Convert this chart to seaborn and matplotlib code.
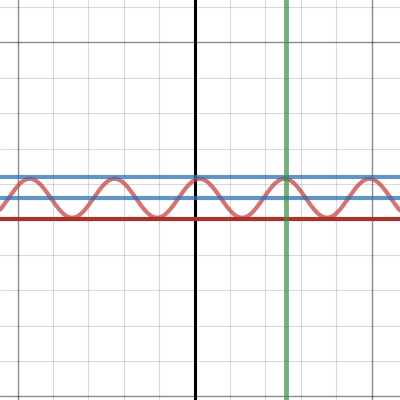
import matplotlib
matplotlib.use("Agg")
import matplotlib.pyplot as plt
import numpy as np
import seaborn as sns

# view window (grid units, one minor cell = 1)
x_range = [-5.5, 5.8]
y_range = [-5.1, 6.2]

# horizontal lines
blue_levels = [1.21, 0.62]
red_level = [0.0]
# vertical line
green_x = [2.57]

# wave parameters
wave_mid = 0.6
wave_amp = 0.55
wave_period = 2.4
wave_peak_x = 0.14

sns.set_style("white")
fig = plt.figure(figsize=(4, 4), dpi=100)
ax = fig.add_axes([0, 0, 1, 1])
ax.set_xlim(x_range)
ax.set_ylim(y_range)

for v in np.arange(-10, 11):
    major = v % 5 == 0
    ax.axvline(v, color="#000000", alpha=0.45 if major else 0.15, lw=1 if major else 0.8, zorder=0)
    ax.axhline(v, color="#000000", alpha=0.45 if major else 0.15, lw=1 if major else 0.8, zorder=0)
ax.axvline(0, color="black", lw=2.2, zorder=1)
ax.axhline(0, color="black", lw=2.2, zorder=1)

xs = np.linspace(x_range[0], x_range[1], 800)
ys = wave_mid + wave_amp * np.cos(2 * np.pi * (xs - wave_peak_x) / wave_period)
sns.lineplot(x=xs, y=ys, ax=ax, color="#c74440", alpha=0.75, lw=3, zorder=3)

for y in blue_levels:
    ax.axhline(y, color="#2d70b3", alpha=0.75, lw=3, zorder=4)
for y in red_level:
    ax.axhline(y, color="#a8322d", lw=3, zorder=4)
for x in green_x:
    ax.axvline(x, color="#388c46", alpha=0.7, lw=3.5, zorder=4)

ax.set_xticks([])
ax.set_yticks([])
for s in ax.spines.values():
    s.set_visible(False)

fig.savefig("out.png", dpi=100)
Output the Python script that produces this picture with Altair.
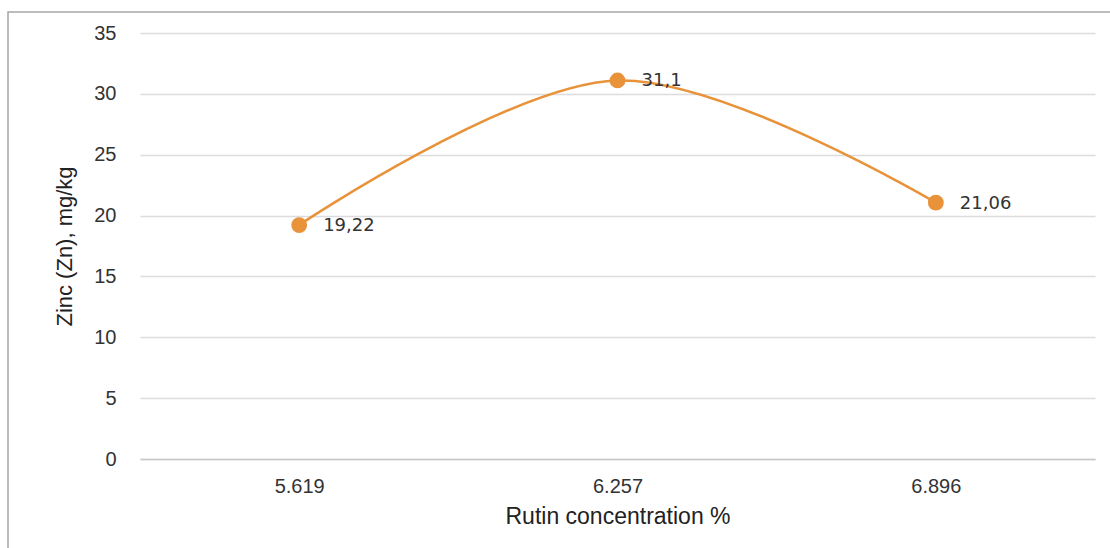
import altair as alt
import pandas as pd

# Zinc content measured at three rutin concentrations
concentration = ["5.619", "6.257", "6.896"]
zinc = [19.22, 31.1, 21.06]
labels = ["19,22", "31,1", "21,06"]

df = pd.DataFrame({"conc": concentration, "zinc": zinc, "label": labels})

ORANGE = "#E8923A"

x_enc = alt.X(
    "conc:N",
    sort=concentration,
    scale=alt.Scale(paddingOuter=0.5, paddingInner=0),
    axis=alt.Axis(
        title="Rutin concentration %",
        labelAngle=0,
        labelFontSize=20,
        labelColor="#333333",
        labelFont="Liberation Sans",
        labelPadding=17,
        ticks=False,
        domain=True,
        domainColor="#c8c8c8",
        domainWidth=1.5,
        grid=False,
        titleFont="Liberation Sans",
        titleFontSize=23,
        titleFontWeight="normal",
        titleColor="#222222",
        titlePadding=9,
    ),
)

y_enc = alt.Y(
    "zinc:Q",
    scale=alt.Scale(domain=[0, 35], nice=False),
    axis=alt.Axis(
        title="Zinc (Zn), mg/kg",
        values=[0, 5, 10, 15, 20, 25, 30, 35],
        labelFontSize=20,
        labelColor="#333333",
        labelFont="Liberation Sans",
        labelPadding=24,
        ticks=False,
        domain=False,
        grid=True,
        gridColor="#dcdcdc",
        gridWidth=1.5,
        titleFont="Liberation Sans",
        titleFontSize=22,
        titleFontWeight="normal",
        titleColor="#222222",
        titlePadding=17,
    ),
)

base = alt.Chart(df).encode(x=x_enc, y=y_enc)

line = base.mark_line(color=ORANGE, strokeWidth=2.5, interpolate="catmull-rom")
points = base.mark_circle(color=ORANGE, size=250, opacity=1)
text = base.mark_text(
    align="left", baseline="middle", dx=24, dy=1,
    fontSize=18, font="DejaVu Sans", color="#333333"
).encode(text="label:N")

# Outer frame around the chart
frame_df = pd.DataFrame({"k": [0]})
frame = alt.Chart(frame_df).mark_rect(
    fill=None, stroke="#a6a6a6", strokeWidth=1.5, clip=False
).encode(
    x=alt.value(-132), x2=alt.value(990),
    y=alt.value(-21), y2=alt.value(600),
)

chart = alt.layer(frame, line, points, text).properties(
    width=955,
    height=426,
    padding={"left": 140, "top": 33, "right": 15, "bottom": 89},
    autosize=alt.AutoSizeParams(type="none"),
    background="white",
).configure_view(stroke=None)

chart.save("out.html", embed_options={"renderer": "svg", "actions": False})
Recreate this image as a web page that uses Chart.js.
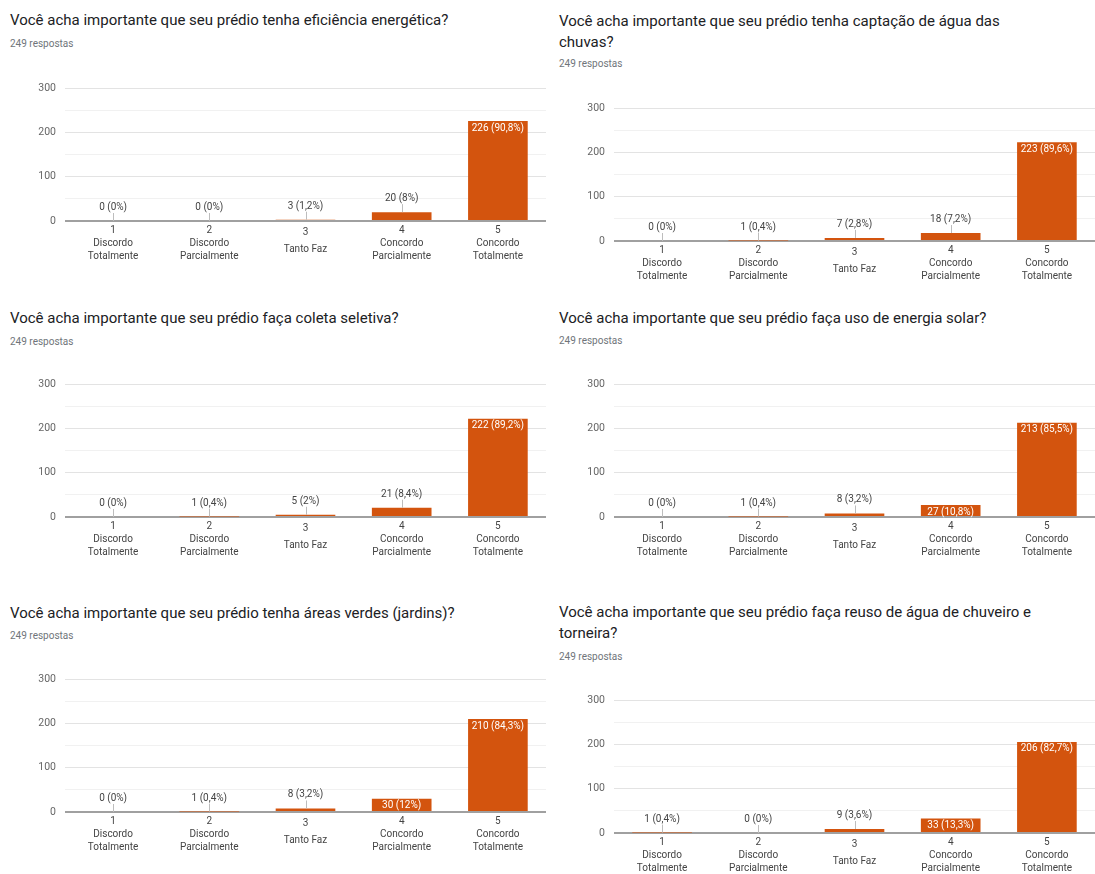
—————
__WHAT YOU NEED TO DO__.
Each line of the material that holds the string "matplotlib" counts once; give the total alone.

__RESPONSE TO THE TASK__.
4